◆ GOAL: Open with the line that has "Emit a web page"; close with the line that has "const yTicks = [0,5,10,15,20,25,30,35];". Retype those lines exactly, images excluded.

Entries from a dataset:
════════
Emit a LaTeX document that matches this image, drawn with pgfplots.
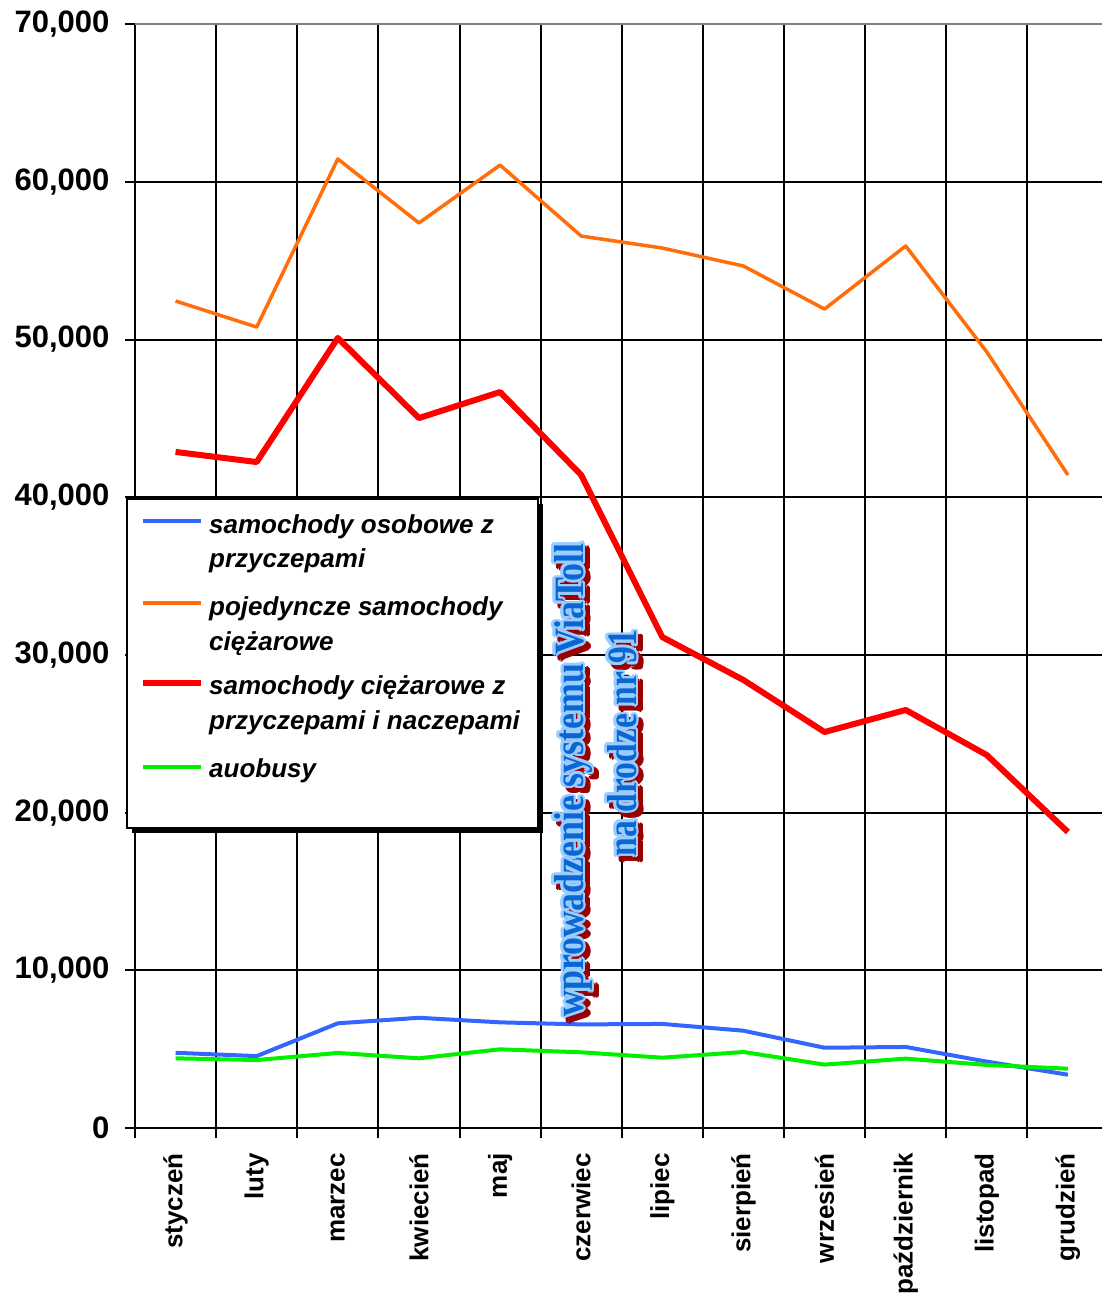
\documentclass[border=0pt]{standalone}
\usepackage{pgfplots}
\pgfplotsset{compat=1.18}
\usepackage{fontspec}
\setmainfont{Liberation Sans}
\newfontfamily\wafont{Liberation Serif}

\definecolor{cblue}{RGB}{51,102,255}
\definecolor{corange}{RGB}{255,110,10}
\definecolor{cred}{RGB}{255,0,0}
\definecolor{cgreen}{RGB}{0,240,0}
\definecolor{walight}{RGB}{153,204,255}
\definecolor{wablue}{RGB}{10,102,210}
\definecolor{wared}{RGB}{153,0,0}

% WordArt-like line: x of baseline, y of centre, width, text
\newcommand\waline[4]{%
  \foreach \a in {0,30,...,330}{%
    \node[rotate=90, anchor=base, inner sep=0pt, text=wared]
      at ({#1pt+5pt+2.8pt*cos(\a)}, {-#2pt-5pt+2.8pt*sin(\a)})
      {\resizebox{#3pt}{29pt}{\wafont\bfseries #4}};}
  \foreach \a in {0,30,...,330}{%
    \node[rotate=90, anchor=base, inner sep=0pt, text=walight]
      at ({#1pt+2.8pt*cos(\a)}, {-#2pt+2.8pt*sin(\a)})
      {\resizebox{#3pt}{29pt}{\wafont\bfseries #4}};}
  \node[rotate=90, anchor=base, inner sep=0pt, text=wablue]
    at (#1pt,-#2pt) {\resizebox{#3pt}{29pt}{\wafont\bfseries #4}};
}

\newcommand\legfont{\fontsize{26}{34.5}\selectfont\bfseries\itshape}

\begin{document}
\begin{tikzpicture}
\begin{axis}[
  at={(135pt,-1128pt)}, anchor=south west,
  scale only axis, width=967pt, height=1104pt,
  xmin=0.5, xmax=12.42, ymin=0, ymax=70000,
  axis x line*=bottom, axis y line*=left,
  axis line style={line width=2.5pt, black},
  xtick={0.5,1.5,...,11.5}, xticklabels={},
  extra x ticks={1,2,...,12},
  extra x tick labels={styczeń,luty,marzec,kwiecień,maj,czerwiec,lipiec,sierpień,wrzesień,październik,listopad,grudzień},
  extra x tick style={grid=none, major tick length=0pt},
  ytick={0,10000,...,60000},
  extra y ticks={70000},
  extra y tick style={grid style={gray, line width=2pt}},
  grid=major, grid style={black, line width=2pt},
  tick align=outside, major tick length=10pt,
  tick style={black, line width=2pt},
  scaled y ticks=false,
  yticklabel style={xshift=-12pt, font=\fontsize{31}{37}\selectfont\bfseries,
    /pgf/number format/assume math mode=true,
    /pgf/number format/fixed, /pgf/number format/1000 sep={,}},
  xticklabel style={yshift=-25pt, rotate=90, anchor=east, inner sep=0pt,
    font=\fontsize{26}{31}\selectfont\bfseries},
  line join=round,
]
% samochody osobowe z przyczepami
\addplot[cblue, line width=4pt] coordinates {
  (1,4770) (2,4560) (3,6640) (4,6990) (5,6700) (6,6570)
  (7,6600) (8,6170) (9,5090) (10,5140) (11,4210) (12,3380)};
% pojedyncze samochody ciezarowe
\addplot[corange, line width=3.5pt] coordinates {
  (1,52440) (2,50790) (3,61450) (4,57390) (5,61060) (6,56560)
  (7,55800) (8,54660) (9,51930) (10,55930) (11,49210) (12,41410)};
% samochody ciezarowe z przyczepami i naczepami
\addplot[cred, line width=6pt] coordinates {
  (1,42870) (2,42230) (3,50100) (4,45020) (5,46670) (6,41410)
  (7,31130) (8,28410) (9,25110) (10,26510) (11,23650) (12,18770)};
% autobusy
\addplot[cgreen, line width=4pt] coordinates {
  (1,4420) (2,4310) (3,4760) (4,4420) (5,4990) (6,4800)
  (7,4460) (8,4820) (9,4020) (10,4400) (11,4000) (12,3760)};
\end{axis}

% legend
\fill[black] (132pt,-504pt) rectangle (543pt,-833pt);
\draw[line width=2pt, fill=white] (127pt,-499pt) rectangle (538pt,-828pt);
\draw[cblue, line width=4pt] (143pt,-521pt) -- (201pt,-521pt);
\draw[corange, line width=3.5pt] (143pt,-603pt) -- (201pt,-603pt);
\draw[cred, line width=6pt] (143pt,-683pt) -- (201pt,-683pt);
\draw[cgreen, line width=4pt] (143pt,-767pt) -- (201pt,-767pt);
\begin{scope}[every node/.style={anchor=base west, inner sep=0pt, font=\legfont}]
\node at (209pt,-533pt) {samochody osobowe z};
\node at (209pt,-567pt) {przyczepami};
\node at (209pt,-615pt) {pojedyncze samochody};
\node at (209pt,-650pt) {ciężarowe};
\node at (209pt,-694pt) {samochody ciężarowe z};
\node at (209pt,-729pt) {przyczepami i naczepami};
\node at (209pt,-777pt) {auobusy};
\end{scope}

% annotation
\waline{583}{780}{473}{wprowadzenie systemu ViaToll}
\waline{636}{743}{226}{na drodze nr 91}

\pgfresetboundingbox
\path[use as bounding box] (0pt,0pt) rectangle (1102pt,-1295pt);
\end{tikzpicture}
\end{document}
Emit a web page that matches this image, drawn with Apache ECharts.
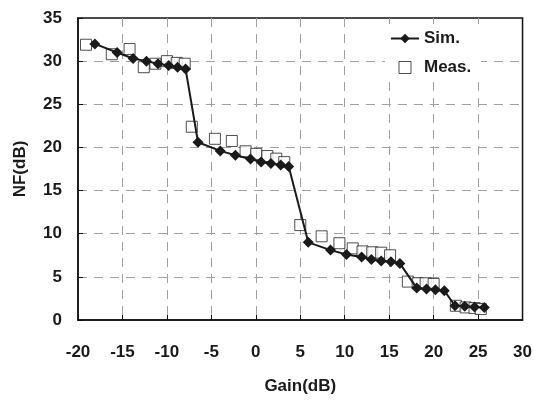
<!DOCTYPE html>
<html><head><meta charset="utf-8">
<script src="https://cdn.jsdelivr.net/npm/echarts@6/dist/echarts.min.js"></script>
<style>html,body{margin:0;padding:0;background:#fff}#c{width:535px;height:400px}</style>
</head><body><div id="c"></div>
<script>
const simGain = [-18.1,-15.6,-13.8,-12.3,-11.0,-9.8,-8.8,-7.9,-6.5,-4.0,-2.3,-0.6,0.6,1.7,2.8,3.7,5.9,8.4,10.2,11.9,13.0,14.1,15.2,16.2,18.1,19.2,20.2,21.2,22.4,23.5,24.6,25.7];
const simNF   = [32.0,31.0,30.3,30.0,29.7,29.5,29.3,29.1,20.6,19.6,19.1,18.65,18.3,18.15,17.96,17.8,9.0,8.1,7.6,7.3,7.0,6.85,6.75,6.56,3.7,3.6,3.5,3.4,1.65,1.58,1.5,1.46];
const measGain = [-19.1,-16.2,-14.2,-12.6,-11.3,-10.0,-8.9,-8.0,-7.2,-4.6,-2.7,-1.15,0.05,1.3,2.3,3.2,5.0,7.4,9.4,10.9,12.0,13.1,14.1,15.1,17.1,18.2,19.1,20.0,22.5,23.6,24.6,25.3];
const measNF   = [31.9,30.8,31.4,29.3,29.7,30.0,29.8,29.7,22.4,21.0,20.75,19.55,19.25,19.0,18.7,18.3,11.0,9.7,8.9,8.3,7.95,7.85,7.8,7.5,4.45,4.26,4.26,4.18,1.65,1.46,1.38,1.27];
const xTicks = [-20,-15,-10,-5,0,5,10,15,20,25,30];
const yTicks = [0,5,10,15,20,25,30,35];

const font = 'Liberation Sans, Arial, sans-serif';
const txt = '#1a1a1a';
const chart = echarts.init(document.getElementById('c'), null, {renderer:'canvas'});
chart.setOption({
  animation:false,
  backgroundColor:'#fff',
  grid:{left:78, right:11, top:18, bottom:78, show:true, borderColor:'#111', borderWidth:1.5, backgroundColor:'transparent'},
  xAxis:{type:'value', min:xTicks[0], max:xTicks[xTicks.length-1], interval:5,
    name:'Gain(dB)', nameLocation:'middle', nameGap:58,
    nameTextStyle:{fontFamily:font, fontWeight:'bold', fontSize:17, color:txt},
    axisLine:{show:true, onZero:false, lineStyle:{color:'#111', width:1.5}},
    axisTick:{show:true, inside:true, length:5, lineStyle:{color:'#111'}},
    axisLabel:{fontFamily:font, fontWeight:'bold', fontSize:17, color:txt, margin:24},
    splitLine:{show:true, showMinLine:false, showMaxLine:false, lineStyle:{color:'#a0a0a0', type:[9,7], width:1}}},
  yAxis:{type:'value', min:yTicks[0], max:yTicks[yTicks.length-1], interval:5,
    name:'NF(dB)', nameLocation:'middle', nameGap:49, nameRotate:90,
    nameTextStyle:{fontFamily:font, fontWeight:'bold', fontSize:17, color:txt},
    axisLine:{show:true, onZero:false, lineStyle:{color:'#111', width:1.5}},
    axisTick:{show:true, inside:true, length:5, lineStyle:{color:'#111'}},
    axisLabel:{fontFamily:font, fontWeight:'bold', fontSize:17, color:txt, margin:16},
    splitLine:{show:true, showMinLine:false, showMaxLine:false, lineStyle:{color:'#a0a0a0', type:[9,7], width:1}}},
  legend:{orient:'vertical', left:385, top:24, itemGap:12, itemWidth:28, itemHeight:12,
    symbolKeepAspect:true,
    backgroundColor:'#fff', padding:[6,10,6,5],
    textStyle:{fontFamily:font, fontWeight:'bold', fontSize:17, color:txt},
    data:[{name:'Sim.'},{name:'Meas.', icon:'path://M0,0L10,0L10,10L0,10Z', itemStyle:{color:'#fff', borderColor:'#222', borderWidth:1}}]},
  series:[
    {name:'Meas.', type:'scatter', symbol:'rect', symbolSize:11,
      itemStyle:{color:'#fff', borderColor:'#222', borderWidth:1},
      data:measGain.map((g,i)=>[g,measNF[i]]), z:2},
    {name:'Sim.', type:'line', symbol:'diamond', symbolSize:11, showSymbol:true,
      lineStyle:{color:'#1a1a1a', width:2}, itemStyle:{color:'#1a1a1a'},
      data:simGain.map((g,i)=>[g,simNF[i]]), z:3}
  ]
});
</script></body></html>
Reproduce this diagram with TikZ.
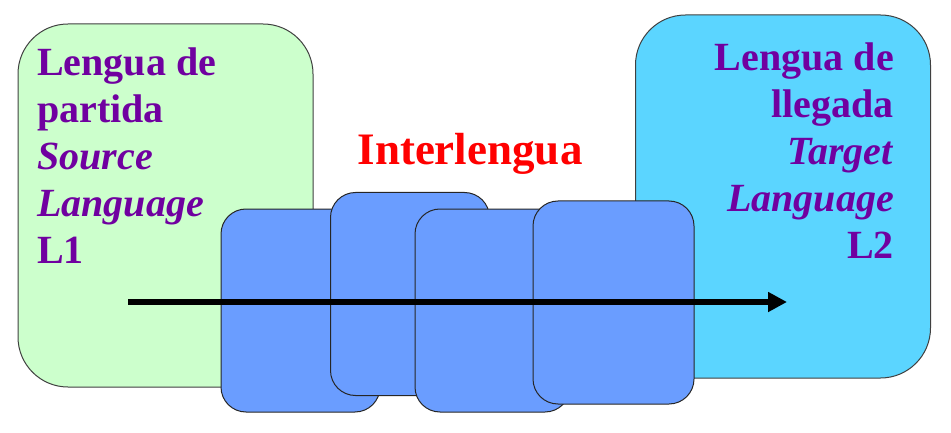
════════
◆ WRITTEN RESPONSE:
Emit a web page that matches this image, drawn with Apache ECharts.
<!DOCTYPE html>
<html><head><meta charset="utf-8">
<script src="https://cdn.jsdelivr.net/npm/echarts@6/dist/echarts.min.js"></script>
<style>html,body{margin:0;padding:0;background:#fff}#c{width:535px;height:400px}</style>
</head><body><div id="c"></div>
<script>
const simGain = [-18.1,-15.6,-13.8,-12.3,-11.0,-9.8,-8.8,-7.9,-6.5,-4.0,-2.3,-0.6,0.6,1.7,2.8,3.7,5.9,8.4,10.2,11.9,13.0,14.1,15.2,16.2,18.1,19.2,20.2,21.2,22.4,23.5,24.6,25.7];
const simNF   = [32.0,31.0,30.3,30.0,29.7,29.5,29.3,29.1,20.6,19.6,19.1,18.65,18.3,18.15,17.96,17.8,9.0,8.1,7.6,7.3,7.0,6.85,6.75,6.56,3.7,3.6,3.5,3.4,1.65,1.58,1.5,1.46];
const measGain = [-19.1,-16.2,-14.2,-12.6,-11.3,-10.0,-8.9,-8.0,-7.2,-4.6,-2.7,-1.15,0.05,1.3,2.3,3.2,5.0,7.4,9.4,10.9,12.0,13.1,14.1,15.1,17.1,18.2,19.1,20.0,22.5,23.6,24.6,25.3];
const measNF   = [31.9,30.8,31.4,29.3,29.7,30.0,29.8,29.7,22.4,21.0,20.75,19.55,19.25,19.0,18.7,18.3,11.0,9.7,8.9,8.3,7.95,7.85,7.8,7.5,4.45,4.26,4.26,4.18,1.65,1.46,1.38,1.27];
const xTicks = [-20,-15,-10,-5,0,5,10,15,20,25,30];
const yTicks = [0,5,10,15,20,25,30,35];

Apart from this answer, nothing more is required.